Task to carry out
Return, unaltered, every line from the beginning of the material below up to and including the one with "import plotly.graph_objects as go".

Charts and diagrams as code
***

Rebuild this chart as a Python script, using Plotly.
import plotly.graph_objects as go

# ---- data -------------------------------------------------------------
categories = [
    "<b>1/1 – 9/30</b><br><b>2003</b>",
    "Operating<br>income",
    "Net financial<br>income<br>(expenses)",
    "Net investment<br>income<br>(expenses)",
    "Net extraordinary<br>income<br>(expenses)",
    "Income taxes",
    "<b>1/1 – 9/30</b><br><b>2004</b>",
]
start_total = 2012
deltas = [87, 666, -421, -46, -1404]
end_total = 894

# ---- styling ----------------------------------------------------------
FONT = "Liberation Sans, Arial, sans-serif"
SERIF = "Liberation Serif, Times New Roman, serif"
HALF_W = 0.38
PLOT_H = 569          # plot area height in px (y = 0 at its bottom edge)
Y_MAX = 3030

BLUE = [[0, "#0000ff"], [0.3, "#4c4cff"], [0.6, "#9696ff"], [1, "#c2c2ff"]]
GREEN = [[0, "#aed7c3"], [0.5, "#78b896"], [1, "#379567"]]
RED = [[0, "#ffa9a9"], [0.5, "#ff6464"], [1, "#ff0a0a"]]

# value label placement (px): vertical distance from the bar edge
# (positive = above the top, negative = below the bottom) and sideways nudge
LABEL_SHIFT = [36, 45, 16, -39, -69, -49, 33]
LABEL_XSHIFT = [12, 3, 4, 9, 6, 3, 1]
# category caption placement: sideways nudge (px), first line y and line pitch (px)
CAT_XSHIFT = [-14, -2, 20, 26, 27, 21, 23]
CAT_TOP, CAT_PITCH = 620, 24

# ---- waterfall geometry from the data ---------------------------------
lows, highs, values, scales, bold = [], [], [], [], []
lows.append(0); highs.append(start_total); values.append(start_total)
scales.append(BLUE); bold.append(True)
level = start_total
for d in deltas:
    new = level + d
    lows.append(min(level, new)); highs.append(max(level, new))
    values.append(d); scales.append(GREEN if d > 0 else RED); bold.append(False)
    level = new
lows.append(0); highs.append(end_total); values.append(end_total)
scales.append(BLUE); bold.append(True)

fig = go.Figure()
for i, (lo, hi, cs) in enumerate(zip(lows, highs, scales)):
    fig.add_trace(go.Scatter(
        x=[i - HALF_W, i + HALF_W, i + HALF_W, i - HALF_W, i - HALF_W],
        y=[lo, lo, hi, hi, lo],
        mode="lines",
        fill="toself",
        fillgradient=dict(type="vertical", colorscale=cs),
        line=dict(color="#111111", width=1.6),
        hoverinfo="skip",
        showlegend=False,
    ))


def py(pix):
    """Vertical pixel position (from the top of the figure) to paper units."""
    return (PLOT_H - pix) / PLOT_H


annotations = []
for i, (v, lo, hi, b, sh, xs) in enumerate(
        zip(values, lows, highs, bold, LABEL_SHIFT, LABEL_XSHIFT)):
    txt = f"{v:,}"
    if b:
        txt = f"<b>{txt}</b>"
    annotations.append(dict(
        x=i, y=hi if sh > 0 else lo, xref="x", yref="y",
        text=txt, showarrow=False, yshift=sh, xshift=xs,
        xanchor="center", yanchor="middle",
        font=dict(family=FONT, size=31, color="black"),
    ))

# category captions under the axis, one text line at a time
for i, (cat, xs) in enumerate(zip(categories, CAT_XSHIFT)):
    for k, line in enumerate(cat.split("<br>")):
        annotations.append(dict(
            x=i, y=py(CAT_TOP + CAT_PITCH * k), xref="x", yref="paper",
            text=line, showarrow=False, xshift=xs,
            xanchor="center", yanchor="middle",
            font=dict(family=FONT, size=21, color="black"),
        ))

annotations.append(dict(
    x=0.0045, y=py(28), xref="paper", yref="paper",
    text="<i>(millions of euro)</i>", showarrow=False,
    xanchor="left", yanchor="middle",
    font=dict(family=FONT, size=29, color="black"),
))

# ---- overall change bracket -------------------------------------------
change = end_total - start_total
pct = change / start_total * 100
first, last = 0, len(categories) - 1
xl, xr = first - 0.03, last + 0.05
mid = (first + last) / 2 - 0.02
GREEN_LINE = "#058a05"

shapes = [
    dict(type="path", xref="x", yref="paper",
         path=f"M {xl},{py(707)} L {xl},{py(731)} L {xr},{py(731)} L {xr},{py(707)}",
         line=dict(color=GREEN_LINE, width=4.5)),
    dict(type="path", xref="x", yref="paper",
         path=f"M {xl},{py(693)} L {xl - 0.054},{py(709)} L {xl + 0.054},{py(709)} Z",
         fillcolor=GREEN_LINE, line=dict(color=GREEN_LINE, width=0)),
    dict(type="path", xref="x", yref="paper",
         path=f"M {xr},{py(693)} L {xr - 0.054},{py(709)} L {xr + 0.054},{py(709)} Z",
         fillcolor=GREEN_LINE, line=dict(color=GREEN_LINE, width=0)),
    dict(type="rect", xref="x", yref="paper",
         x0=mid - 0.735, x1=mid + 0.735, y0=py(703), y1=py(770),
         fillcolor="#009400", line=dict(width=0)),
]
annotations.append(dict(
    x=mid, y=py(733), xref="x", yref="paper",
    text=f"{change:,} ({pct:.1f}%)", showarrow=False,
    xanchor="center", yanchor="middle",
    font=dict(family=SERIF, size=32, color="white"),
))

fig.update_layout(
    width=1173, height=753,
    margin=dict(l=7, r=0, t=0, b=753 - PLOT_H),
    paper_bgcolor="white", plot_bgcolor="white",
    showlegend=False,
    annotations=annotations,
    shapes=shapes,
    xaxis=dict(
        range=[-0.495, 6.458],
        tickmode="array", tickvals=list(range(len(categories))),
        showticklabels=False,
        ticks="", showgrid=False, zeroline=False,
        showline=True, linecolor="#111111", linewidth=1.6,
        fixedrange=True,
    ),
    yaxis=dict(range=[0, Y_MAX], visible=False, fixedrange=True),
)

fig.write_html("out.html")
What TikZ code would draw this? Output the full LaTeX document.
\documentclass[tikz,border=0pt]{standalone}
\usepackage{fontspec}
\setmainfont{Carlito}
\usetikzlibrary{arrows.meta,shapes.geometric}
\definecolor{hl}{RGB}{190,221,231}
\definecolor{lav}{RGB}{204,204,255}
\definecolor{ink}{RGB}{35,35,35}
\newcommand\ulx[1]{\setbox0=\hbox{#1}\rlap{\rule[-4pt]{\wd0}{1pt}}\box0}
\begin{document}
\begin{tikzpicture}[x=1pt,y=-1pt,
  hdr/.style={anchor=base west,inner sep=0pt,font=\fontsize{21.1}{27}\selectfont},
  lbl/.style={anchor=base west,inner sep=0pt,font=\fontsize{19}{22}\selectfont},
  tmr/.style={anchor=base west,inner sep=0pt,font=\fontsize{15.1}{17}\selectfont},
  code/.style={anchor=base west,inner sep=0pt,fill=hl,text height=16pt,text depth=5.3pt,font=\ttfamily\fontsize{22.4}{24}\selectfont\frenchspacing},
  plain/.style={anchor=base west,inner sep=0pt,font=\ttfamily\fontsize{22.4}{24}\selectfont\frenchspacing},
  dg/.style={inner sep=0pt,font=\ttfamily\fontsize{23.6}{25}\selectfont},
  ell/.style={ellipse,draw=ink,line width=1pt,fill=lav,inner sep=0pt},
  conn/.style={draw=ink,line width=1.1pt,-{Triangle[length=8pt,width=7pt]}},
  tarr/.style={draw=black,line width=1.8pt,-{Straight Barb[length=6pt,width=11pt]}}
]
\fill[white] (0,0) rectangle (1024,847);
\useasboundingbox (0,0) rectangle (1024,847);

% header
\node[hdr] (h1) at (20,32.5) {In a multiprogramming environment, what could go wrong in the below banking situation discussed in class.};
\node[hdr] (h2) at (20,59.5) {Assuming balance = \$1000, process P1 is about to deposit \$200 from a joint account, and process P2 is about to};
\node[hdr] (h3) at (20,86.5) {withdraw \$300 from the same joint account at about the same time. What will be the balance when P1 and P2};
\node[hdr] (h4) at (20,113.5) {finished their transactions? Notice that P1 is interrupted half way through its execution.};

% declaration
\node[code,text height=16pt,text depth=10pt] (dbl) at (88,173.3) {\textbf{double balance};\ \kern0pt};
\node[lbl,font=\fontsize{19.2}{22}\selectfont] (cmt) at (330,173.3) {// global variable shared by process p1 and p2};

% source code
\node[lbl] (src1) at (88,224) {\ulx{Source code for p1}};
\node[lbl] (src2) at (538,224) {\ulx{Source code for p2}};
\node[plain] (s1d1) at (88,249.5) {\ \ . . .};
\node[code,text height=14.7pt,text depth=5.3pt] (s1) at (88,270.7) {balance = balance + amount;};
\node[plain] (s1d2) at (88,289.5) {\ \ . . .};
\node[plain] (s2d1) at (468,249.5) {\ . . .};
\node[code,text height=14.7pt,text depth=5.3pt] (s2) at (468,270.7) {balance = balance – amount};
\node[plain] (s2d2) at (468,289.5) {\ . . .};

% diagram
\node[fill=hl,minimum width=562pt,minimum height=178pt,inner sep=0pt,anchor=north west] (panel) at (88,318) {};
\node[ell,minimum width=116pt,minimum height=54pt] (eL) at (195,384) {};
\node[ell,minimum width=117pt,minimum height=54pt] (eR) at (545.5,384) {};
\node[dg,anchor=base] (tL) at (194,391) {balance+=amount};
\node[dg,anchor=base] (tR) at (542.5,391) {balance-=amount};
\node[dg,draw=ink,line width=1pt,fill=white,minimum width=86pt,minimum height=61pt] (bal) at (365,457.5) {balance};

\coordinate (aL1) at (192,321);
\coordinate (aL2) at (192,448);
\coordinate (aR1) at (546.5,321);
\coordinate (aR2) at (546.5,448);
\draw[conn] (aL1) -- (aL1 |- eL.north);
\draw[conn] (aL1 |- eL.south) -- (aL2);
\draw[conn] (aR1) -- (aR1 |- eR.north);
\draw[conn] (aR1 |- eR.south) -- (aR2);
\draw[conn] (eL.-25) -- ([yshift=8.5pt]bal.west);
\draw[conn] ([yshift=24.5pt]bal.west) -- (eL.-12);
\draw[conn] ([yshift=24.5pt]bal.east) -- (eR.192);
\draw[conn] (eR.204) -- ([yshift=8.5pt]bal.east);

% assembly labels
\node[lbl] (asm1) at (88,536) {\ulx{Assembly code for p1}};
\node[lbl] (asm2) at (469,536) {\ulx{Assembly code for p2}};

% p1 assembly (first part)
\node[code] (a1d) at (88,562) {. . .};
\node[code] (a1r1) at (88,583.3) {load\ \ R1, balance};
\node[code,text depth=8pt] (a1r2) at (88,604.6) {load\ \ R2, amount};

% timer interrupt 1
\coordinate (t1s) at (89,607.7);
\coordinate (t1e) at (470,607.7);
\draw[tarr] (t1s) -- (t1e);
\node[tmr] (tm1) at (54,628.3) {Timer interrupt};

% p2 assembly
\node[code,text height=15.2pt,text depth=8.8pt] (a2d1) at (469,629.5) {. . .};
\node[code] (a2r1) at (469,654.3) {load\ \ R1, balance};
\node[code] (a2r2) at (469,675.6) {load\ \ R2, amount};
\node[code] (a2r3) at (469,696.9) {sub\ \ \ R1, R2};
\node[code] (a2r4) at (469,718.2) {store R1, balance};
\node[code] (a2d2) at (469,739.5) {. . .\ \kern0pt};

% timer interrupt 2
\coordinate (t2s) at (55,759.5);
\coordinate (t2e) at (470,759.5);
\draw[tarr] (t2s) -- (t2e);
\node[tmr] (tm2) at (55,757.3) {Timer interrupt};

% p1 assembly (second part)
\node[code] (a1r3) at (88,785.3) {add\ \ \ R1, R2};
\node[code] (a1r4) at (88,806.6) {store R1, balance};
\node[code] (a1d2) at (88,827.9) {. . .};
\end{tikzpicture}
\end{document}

***

Right answer
Rebuild this chart as a Python script, using Plotly.
import plotly.graph_objects as go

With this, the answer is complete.